Although they have considerable property interests in Britain, the Dome project takes the Irishmen into uncharted territory. The political and symbolic nature of the Dome means that it cannot be developed on strictly commercial terms.
The fact that Legacy is getting the site, worth £300 million plus, for £125 million indicates that the high-tech business park planned by Bourne is not the most lucrative way to use the land. It is partly a face-saving exercise for Tony Blair's government, and knocking down the Dome is not an option.
Treasury's real interest may lie in the 20 or so acres of the 63-acre site that are not part of the Dome or its related infrastructure. A normal commercial development on this land could turn out to be a goldmine given the low price that Legacy/Treasury are paying for it and the success of the Canary Wharf development across the Thames.

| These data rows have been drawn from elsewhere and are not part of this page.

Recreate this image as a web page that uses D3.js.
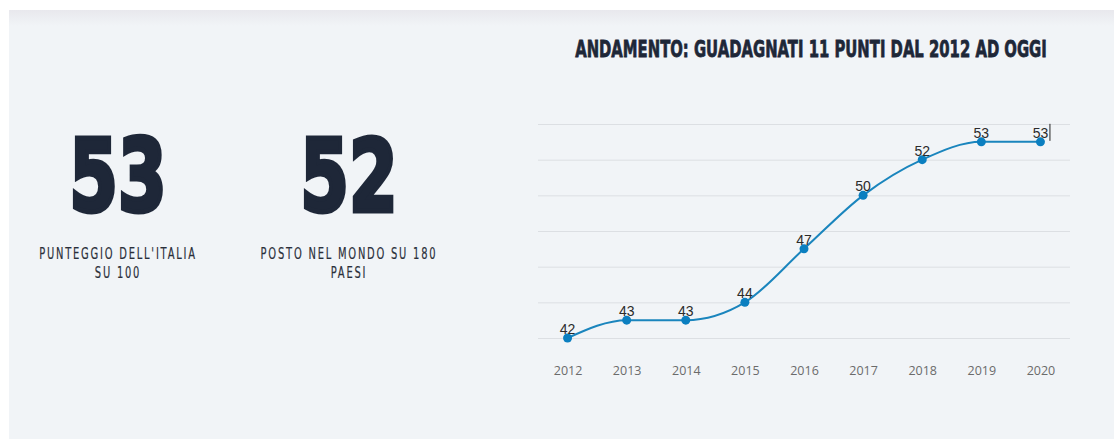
<!DOCTYPE html>
<html>
<head>
<meta charset="utf-8">
<script src="https://cdn.jsdelivr.net/npm/d3@7"></script>
<style>
  html, body { margin: 0; padding: 0; background: #ffffff; }
  svg { display: block; }
</style>
</head>
<body>
<svg id="chart" width="1114" height="439"></svg>
<script>
// Punteggio dell'Italia per anno
const years = ["2012", "2013", "2014", "2015", "2016", "2017", "2018", "2019", "2020"];
const scores = [42, 43, 43, 44, 47, 50, 52, 53, 53];
const gridTicks = [42, 44, 46, 48, 50, 52, 54];

// Riquadri con i numeri chiave
const keyNumbers = ["53", "52"];
const keyLabels = [["PUNTEGGIO DELL'ITALIA", "SU 100"], ["POSTO NEL MONDO SU 180", "PAESI"]];
const title = "ANDAMENTO: GUADAGNATI 11 PUNTI DAL 2012 AD OGGI";

const svg = d3.select("#chart");
const defs = svg.append("defs");
const grad = defs.append("linearGradient").attr("id", "topShade")
  .attr("x1", 0).attr("y1", 0).attr("x2", 0).attr("y2", 1);
grad.append("stop").attr("offset", "0%").attr("stop-color", "#e8e8ed");
grad.append("stop").attr("offset", "100%").attr("stop-color", "#f1f4f7");

// pannello di sfondo
svg.append("rect").attr("x", 9).attr("y", 10).attr("width", 1105).attr("height", 429).attr("fill", "#f1f4f7");
svg.append("rect").attr("x", 9).attr("y", 10).attr("width", 1105).attr("height", 16).attr("fill", "url(#topShade)");

const condensed = "'DejaVu Sans', sans-serif";
const ink = "#1e2738";

// numeri grandi, compressi in orizzontale
const boxCenters = [118, 349];
keyNumbers.forEach((n, i) => {
  svg.append("text")
    .attr("transform", `translate(${boxCenters[i]},210.5) scale(0.7,1)`)
    .attr("text-anchor", "middle")
    .attr("font-family", condensed)
    .attr("font-weight", "bold")
    .attr("font-size", 100)
    .attr("fill", ink)
    .attr("stroke", ink)
    .attr("stroke-width", 5)
    .attr("stroke-linejoin", "miter")
    .text(n);
  keyLabels[i].forEach((line, j) => {
    svg.append("text")
      .attr("transform", `translate(${boxCenters[i]},${258.5 + j * 19.5}) scale(0.64,1)`)
      .attr("text-anchor", "middle")
      .attr("font-family", condensed)
      .attr("font-size", 15.5)
      .attr("letter-spacing", 2.8)
      .attr("fill", "#2a2f3a")
      .attr("stroke", "#2a2f3a")
      .attr("stroke-width", 0.2)
      .text(line);
  });
});

// titolo del grafico
svg.append("text")
  .attr("transform", "translate(811,57) scale(0.645,1)")
  .attr("text-anchor", "middle")
  .attr("font-family", condensed)
  .attr("font-weight", "bold")
  .attr("font-size", 23)
  .attr("fill", ink)
  .attr("stroke", ink)
  .attr("stroke-width", 0.8)
  .text(title);

// scale
const x = d3.scalePoint().domain(years).range([538, 1070]).padding(0.5);
const y = d3.scaleLinear().domain([42, 54]).range([338, 124]);

// griglia orizzontale
svg.append("g").selectAll("line").data(gridTicks).join("line")
  .attr("x1", 538).attr("x2", 1070)
  .attr("y1", d => y(d) + 0.5).attr("y2", d => y(d) + 0.5)
  .attr("stroke", "#dcdfe3").attr("stroke-width", 1);

// asse x
const xAxis = svg.append("g").attr("transform", "translate(0,358)")
  .call(d3.axisBottom(x).tickSize(0).tickPadding(8));
xAxis.select(".domain").remove();
xAxis.selectAll("text")
  .attr("font-family", "'Open Sans', sans-serif")
  .attr("font-size", 12.5)
  .attr("fill", "#6b6b6b");

const data = years.map((yr, i) => ({ yr, v: scores[i] }));

// linea
svg.append("path")
  .datum(data)
  .attr("fill", "none")
  .attr("stroke", "#1a85bd")
  .attr("stroke-width", 2)
  .attr("d", d3.line().x(d => x(d.yr)).y(d => y(d.v)).curve(d3.curveMonotoneX));

// punti
svg.append("g").selectAll("circle").data(data).join("circle")
  .attr("cx", d => x(d.yr)).attr("cy", d => y(d.v))
  .attr("r", 4.5).attr("fill", "#0b7fc0");

// etichette dei valori
svg.append("g").selectAll("text").data(data).join("text")
  .attr("x", d => x(d.yr)).attr("y", d => y(d.v) - 4)
  .attr("text-anchor", "middle")
  .attr("font-family", "'Liberation Sans', Arial, sans-serif")
  .attr("font-size", 14)
  .attr("fill", "#2b2b2b")
  .text(d => d.v);

// cursore dopo l'ultima etichetta
const last = data[data.length - 1];
svg.append("line")
  .attr("x1", x(last.yr) + 9.5).attr("x2", x(last.yr) + 9.5)
  .attr("y1", y(last.v) - 18).attr("y2", y(last.v) - 1)
  .attr("stroke", "#222").attr("stroke-width", 1);
</script>
</body>
</html>
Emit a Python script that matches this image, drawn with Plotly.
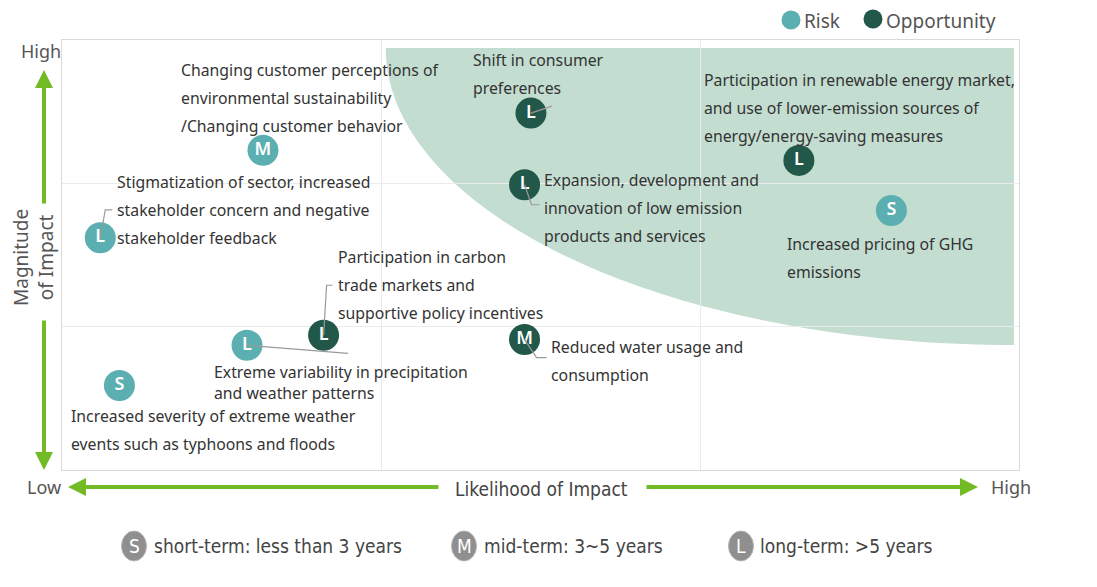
import numpy as np
import plotly.graph_objects as go

# ---------------- data ----------------
labels = [
    ["Changing customer perceptions of", "environmental sustainability", "/Changing customer behavior"],
    ["Shift in consumer", "preferences"],
    ["Participation in renewable energy market,", "and use of lower-emission sources of", "energy/energy-saving measures"],
    ["Expansion, development and", "innovation of low emission", "products and services"],
    ["Increased pricing of GHG", "emissions"],
    ["Stigmatization of sector, increased", "stakeholder concern and negative", "stakeholder feedback"],
    ["Participation in carbon", "trade markets and", "supportive policy incentives"],
    ["Extreme variability in precipitation", "and weather patterns"],
    ["Increased severity of extreme weather", "events such as typhoons and floods"],
    ["Reduced water usage and", "consumption"],
]
types = ["Risk", "Opportunity", "Opportunity", "Opportunity", "Risk",
         "Risk", "Opportunity", "Risk", "Risk", "Opportunity"]
terms = ["M", "L", "L", "L", "S", "L", "L", "L", "S", "M"]
likelihood = [0.63, 1.47, 2.31, 1.45, 2.60, 0.12, 0.82, 0.58, 0.18, 1.45]
magnitude = [2.23, 2.49, 2.16, 1.99, 1.81, 1.62, 0.94, 0.87, 0.59, 0.91]

term_legend = [("S", "short-term: less than 3 years"),
               ("M", "mid-term: 3~5 years"),
               ("L", "long-term: >5 years")]

# ---------------- styles ----------------
# label placement (pixel offset of first line from point: dx, dy down; line spacing or None = compact block)
label_style = [(-84, -80, 28), (-60, -53, 28), (-97, -80, 28), (17, -5, 28), (-106, 33, 28),
               (15, -56, 28), (12, -78, 28), (-35, 28, None), (-50, 31, 28), (24, 7, 28)]
# leader paths in pixel offsets (x right, y down)
leaders = {1: [(0, 0), (21, -7)],
           3: [(0, 0), (7, 20), (15, 20)],
           5: [(0, 0), (5, -28), (12, -28)],
           6: [(0, 0), (3, -50), (9, -50)],
           7: [(0, 0), (101, 8)],
           9: [(0, 0), (12, 18), (22, 18)]}

colors = {"Risk": "#5bafb0", "Opportunity": "#22584a"}
GREEN = "#72bb25"
TXT = "#333333"
FONT = "Noto Sans, Open Sans, sans-serif"
COND = "Liberation Sans Narrow, DejaVu Sans Condensed, Roboto Condensed, sans-serif"
LFS = 15.8

L, R, T, B = 62, 1019, 40, 470
W, H = R - L, B - T
def px(p):
    return (p - L) / W
def py(p):
    return (B - p) / H

fig = go.Figure()

# shaded high-priority zone (quarter ellipse)
xc, yc, rx, ry = 2.984, 2.944, 1.969, 2.072
th = np.linspace(np.pi, 1.5 * np.pi, 80)
ex = xc + rx * np.cos(th)
ey = yc + ry * np.sin(th)
path = "M " + " L ".join(f"{a:.4f},{b:.4f}" for a, b in zip(ex, ey)) + f" L {xc},{yc} Z"
fig.add_shape(type="path", path=path, xref="x", yref="y", fillcolor="#c3ddd1",
              line=dict(width=0), layer="below")

# points
for t in ["Risk", "Opportunity"]:
    idx = [i for i, v in enumerate(types) if v == t]
    fig.add_trace(go.Scatter(
        x=[likelihood[i] for i in idx], y=[magnitude[i] for i in idx],
        mode="markers+text", text=[terms[i] for i in idx], textposition="middle center",
        textfont=dict(color="white", size=18, family=FONT, weight=600),
        marker=dict(size=31, color=colors[t], line=dict(width=0)),
        name=t, showlegend=False, cliponaxis=False, hoverinfo="skip"))

# labels
for i, lines in enumerate(labels):
    dx, dy, sp = label_style[i]
    if sp is None:
        lh = LFS * 1.3
        fig.add_annotation(x=likelihood[i], y=magnitude[i], xref="x", yref="y",
                           text="<br>".join(lines), showarrow=False, xanchor="left",
                           yanchor="middle", align="left",
                           xshift=dx, yshift=-(dy + (len(lines) - 1) * lh / 2 - 1),
                           font=dict(size=LFS, color=TXT, family=FONT))
        continue
    for k, ln in enumerate(lines):
        fig.add_annotation(x=likelihood[i], y=magnitude[i], xref="x", yref="y",
                           text=ln, showarrow=False, xanchor="left", yanchor="middle",
                           xshift=dx, yshift=-(dy + k * sp),
                           font=dict(size=LFS, color=TXT, family=FONT))

# leader lines
for i, pts in leaders.items():
    p = "M " + " L ".join(f"{a},{-b}" for a, b in pts)
    fig.add_shape(type="path", path=p, xsizemode="pixel", ysizemode="pixel",
                  xanchor=likelihood[i], yanchor=magnitude[i], xref="x", yref="y",
                  line=dict(color="#9a9a9a", width=1.2), layer="above")

# top legend
for cx, cy, col, lab, tx in [(791, 20, colors["Risk"], "Risk", 802),
                             (873, 19, colors["Opportunity"], "Opportunity", 884)]:
    r = 9.5
    fig.add_shape(type="circle", xref="paper", yref="paper",
                  x0=px(cx - r), x1=px(cx + r), y0=py(cy + r), y1=py(cy - r),
                  fillcolor=col, line=dict(width=0))
    fig.add_annotation(xref="paper", yref="paper", x=px(tx), y=py(21), text=lab,
                       showarrow=False, xanchor="left", yanchor="middle",
                       font=dict(size=19, color="#555555", family=FONT))

# axis end labels
for txt, x, y, anc in [("High", 63, 51, "right"), ("Low", 63, 487, "right"), ("High", 989, 487, "left")]:
    fig.add_annotation(xref="paper", yref="paper", x=px(x), y=py(y), text=txt,
                       showarrow=False, xanchor=anc, yanchor="middle",
                       font=dict(size=18, color="#555555", family=FONT))
fig.add_annotation(xref="paper", yref="paper", x=px(541), y=py(489), text="Likelihood of Impact",
                   showarrow=False, xanchor="center", yanchor="middle",
                   font=dict(size=19, color="#444444", family=COND))
fig.add_annotation(xref="paper", yref="paper", x=px(33), y=py(258), text="Magnitude<br>of Impact",
                   showarrow=False, textangle=-90, xanchor="center", yanchor="middle",
                   font=dict(size=19, color="#555555", family=FONT))

# green arrows
for tipx, tipy, ax, ay in [(68, 487, 372, 0), (978, 487, -333, 0), (44, 70, 0, 135), (44, 470, 0, -151)]:
    fig.add_annotation(xref="paper", yref="paper", x=px(tipx), y=py(tipy), ax=ax, ay=ay,
                       text="", showarrow=True, arrowhead=2, arrowsize=0.9, arrowwidth=4,
                       arrowcolor=GREEN)

# bottom legend
for (letter, desc), cx, tx in zip(term_legend, [134, 464, 741], [152, 482, 758]):
    fig.add_shape(type="circle", xref="paper", yref="paper",
                  x0=px(cx - 12.5), x1=px(cx + 12.5), y0=py(546 + 15), y1=py(546 - 15),
                  fillcolor="#8f8f8f", line=dict(color="#b5b5b5", width=1))
    fig.add_annotation(xref="paper", yref="paper", x=px(cx), y=py(546), text=letter,
                       showarrow=False, xanchor="center", yanchor="middle",
                       font=dict(size=19, color="white", family=COND))
    fig.add_annotation(xref="paper", yref="paper", x=px(tx), y=py(546), text=desc,
                       showarrow=False, xanchor="left", yanchor="middle",
                       font=dict(size=19, color="#444444", family=COND))

axis_common = dict(range=[0, 3], dtick=1, tick0=0, showticklabels=False, ticks="",
                   showgrid=True, gridcolor="#ebebeb", gridwidth=1, zeroline=False,
                   showline=True, linecolor="#d9d9d9", linewidth=1, mirror=True, fixedrange=True)
fig.update_layout(
    width=1097, height=587, margin=dict(l=L, r=1097 - R, t=T, b=587 - B),
    plot_bgcolor="white", paper_bgcolor="white", showlegend=False,
    xaxis=axis_common, yaxis=axis_common,
)
fig.write_html("out.html", config={"displayModeBar": False})
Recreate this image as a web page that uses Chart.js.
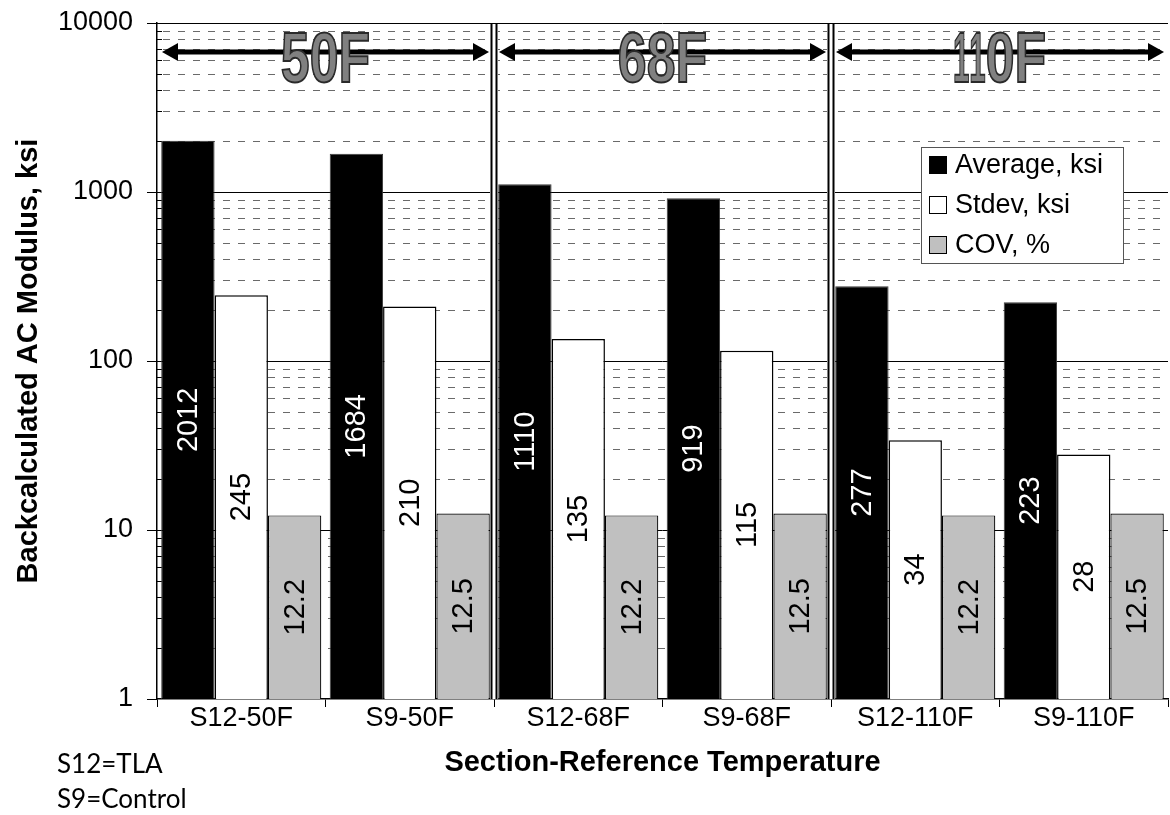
<!DOCTYPE html>
<html>
<head>
<meta charset="utf-8">
<script src="https://cdn.jsdelivr.net/npm/chart.js@4.4.1/dist/chart.umd.min.js"></script>
<style>
  html, body { margin: 0; padding: 0; background: #fff; }
  #wrap { position: relative; width: 1170px; height: 815px; }
</style>
</head>
<body>
<div id="wrap"><canvas id="chart" width="1170" height="815"></canvas></div>
<script>
// ---- data ----
const categories = ['S12-50F', 'S9-50F', 'S12-68F', 'S9-68F', 'S12-110F', 'S9-110F'];
const averageKsi = [2012, 1684, 1110, 919, 277, 223];
const stdevKsi = [245, 210, 135, 115, 34, 28];
const covPct = [12.2, 12.5, 12.2, 12.5, 12.2, 12.5];
const seriesNames = ['Average, ksi', 'Stdev, ksi', 'COV, %'];
const yTickValues = [1, 2, 3, 4, 5, 6, 7, 8, 9,
                     10, 20, 30, 40, 50, 60, 70, 80, 90,
                     100, 200, 300, 400, 500, 600, 700, 800, 900,
                     1000, 2000, 3000, 4000, 5000, 6000, 7000, 8000, 9000,
                     10000];
const temperatureGroups = ['50F', '68F', '110F'];
const footnotes = ['S12=TLA', 'S9=Control'];
const xTitle = 'Section-Reference Temperature';
const yTitle = 'Backcalculated AC Modulus, ksi';

// ---- styling ----
const FONT = '"Liberation Sans", Arial, sans-serif';
const seriesFill = ['#000000', '#ffffff', '#c0c0c0'];
const seriesBorder = ['#3a3a3a', '#000000', '#000000'];
const isPow10 = v => Math.abs(Math.log10(v) - Math.round(Math.log10(v))) < 1e-9;

// dashed minor / solid major horizontal grid, drawn under the bars
const logGrid = {
  id: 'logGrid',
  beforeDatasetsDraw(chart) {
    const { ctx, chartArea: a, scales: { y } } = chart;
    ctx.save();
    ctx.lineWidth = 1;
    yTickValues.forEach(v => {
      if (v === 1) return;
      const py = Math.round(y.getPixelForValue(v)) + 0.5;
      if (isPow10(v)) {
        ctx.setLineDash([]);
        ctx.strokeStyle = '#000';
        ctx.beginPath(); ctx.moveTo(a.left, py); ctx.lineTo(a.right, py); ctx.stroke();
      } else {
        ctx.setLineDash([7, 8]);
        ctx.strokeStyle = '#6a6a6a';
        ctx.beginPath(); ctx.moveTo(a.left + 6, py); ctx.lineTo(a.right, py); ctx.stroke();
        ctx.setLineDash([]);
        ctx.strokeStyle = '#000';
        ctx.beginPath(); ctx.moveTo(a.left, py); ctx.lineTo(a.left + 5, py); ctx.stroke();
      }
    });
    ctx.restore();
  }
};

// rotated value labels centred inside every bar
const valueLabels = {
  id: 'valueLabels',
  afterDatasetsDraw(chart) {
    const { ctx } = chart;
    chart.data.datasets.forEach((ds, i) => {
      const meta = chart.getDatasetMeta(i);
      meta.data.forEach((bar, j) => {
        const { x, y, base } = bar.getProps(['x', 'y', 'base'], true);
        ctx.save();
        ctx.translate(x, (y + base) / 2);
        ctx.rotate(-Math.PI / 2);
        ctx.font = '29px ' + FONT;
        ctx.textAlign = 'center';
        ctx.textBaseline = 'middle';
        ctx.fillStyle = i === 0 ? '#ffffff' : '#000000';
        ctx.fillText(String(ds.data[j]), 0, 1);
        ctx.restore();
      });
    });
  }
};

// temperature group separators, span arrows and big headings
const groupMarks = {
  id: 'groupMarks',
  afterDatasetsDraw(chart) {
    const { ctx, chartArea: a, scales: { x } } = chart;
    const mid = (i, j) => (x.getPixelForValue(i) + x.getPixelForValue(j)) / 2;
    const n = temperatureGroups.length;
    const edges = [];
    for (let g = 0; g < n; g++) {
      const left = g === 0 ? a.left : mid(2 * g - 1, 2 * g);
      const right = g === n - 1 ? a.right : mid(2 * g + 1, 2 * g + 2);
      edges.push([left, right]);
    }
    ctx.save();
    // double separator lines
    for (let g = 1; g < n; g++) {
      const bx = edges[g][0];
      ctx.fillStyle = '#fff';
      ctx.fillRect(bx - 4, a.top + 1, 8, a.bottom - a.top - 1);
      ctx.fillStyle = '#000';
      ctx.fillRect(bx - 3.5, a.top + 1, 2, a.bottom - a.top - 1);
      ctx.fillRect(bx + 1.5, a.top + 1, 2, a.bottom - a.top - 1);
    }
    const ay = a.top + 29;
    edges.forEach(([l, r], g) => {
      const x0 = l + 5;
      const x1 = r - (g === n - 1 ? 4 : 5);
      ctx.fillStyle = '#000';
      ctx.fillRect(x0 + 12, ay - 2.5, x1 - x0 - 24, 5);
      ctx.beginPath();
      ctx.moveTo(x0, ay); ctx.lineTo(x0 + 16, ay - 9); ctx.lineTo(x0 + 16, ay + 9); ctx.closePath(); ctx.fill();
      ctx.beginPath();
      ctx.moveTo(x1, ay); ctx.lineTo(x1 - 16, ay - 9); ctx.lineTo(x1 - 16, ay + 9); ctx.closePath(); ctx.fill();

      // condensed heading
      const text = temperatureGroups[g];
      ctx.font = 'bold 70px ' + FONT;
      const chars = text.split('');
      const scaleOf = c => (c === '1' ? 0.42 : 0.74);
      const widths = chars.map(c => ctx.measureText(c).width * scaleOf(c));
      const total = widths.reduce((s, w) => s + w, 0);
      let cx = (l + r) / 2 - total / 2;
      const baseY = a.top + 59;
      chars.forEach((c, k) => {
        ctx.save();
        ctx.translate(cx, baseY);
        ctx.scale(scaleOf(c), 1);
        ctx.textAlign = 'left';
        ctx.textBaseline = 'alphabetic';
        ctx.fillStyle = '#808080';
        ctx.fillText(c, 0, 0);
        ctx.lineWidth = 2;
        ctx.strokeStyle = '#2a2a2a';
        ctx.strokeText(c, 0, 0);
        ctx.restore();
        cx += widths[k];
      });
    });
    ctx.restore();
  }
};

// boxed legend inside the plot, plus footnotes
const boxLegend = {
  id: 'boxLegend',
  afterDraw(chart) {
    const { ctx, chartArea: a } = chart;
    const bw = 202, bh = 116;
    const bx = a.right - 247, by = 147;
    ctx.save();
    ctx.fillStyle = '#fff';
    ctx.fillRect(bx, by, bw, bh);
    ctx.strokeStyle = '#555';
    ctx.lineWidth = 1;
    ctx.strokeRect(bx + 0.5, by + 0.5, bw, bh);
    chart.data.datasets.forEach((ds, i) => {
      const cy = by + 18 + i * 40;
      ctx.fillStyle = ds.backgroundColor;
      ctx.fillRect(bx + 8, cy - 9, 18, 18);
      ctx.strokeStyle = '#000';
      ctx.lineWidth = 1;
      ctx.strokeRect(bx + 8.5, cy - 8.5, 17, 17);
      ctx.fillStyle = '#000';
      ctx.font = '27px ' + FONT;
      ctx.textAlign = 'left';
      ctx.textBaseline = 'middle';
      ctx.fillText(ds.label, bx + 34, cy + 1);
    });
    ctx.font = '26px Lato, "Open Sans", sans-serif';
    ctx.fillStyle = '#000';
    ctx.textAlign = 'left';
    ctx.textBaseline = 'middle';
    footnotes.forEach((t, i) => ctx.fillText(t, 57, 765 + i * 35));
    ctx.restore();
  }
};

new Chart(document.getElementById('chart'), {
  type: 'bar',
  data: {
    labels: categories,
    datasets: [
      { label: seriesNames[0], data: averageKsi, backgroundColor: seriesFill[0], borderColor: seriesBorder[0], borderWidth: 1 },
      { label: seriesNames[1], data: stdevKsi, backgroundColor: seriesFill[1], borderColor: seriesBorder[1], borderWidth: 1.5 },
      { label: seriesNames[2], data: covPct, backgroundColor: seriesFill[2], borderColor: seriesBorder[2], borderWidth: 1.2 }
    ]
  },
  options: {
    responsive: false,
    animation: false,
    devicePixelRatio: 1,
    layout: { padding: { top: 23, right: 2, left: 0, bottom: 0 } },
    datasets: { bar: { categoryPercentage: 0.95, barPercentage: 1, borderSkipped: 'start' } },
    plugins: { legend: { display: false }, tooltip: { enabled: false } },
    scales: {
      x: {
        grid: { offset: true, drawOnChartArea: false, drawTicks: true, tickLength: 8, color: '#000', lineWidth: 1 },
        border: { display: true, color: '#000', width: 1.5 },
        ticks: { font: { family: FONT, size: 27, lineHeight: 1 }, color: '#000', padding: -2, maxRotation: 0, autoSkip: false },
        title: { display: true, text: xTitle, color: '#000',
                 font: { family: FONT, size: 29, weight: 'bold', lineHeight: 1.2 }, padding: { top: 0, bottom: 35 } },
        afterFit(s) { s.height = 116; s.paddingLeft = 0; s.paddingRight = 0; }
      },
      y: {
        type: 'logarithmic',
        min: 1,
        max: 10000,
        afterBuildTicks(s) { s.ticks = yTickValues.map(v => ({ value: v })); },
        grid: { drawOnChartArea: false, drawTicks: true, tickLength: 10, lineWidth: 1,
                color: c => (c.tick && isPow10(c.tick.value) ? '#000' : 'rgba(0,0,0,0)') },
        border: { display: true, color: '#000', width: 1.5 },
        ticks: { font: { family: FONT, size: 27 }, color: '#000', padding: 14, autoSkip: false,
                 callback: v => (isPow10(v) ? String(v) : '') },
        title: { display: true, text: yTitle, color: '#000',
                 font: { family: FONT, size: 29, weight: 'bold', lineHeight: 1.2 }, padding: { top: 12, bottom: 0 } },
        afterFit(s) { s.width = 157; s.paddingTop = 0; s.paddingBottom = 0; }
      }
    }
  },
  plugins: [logGrid, valueLabels, groupMarks, boxLegend]
});
</script>
</body>
</html>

It will take time, patience and a certain amount of guile for Ronan and Barrett to bring this off, assuming it is their real goal, but they appear to have the mettle for the job. They have earned a reputation in Dublin property circles for toughness and also for litigation. At one stage the company had almost 40 separate actions going in the High Court, many against other property developers.
They were also involved in a high-profile spat over the 164 bedroom Westin Hotel they are building in Westmoreland Street in Dublin, which was challenged by Lancefort, the environmental group. The pair have had their run-ins with Dublin's city planners, and seasoned observers say it is no coincidence that this year they have hired Harte, the former head of AIB's investment management arm, and John Bruder, the bank's property investment expert, to front the company.
Sources close to Ronan and Barrett say their combative reputation is overdone and that the changes are to give them time to concentrate on what they do best: making deals.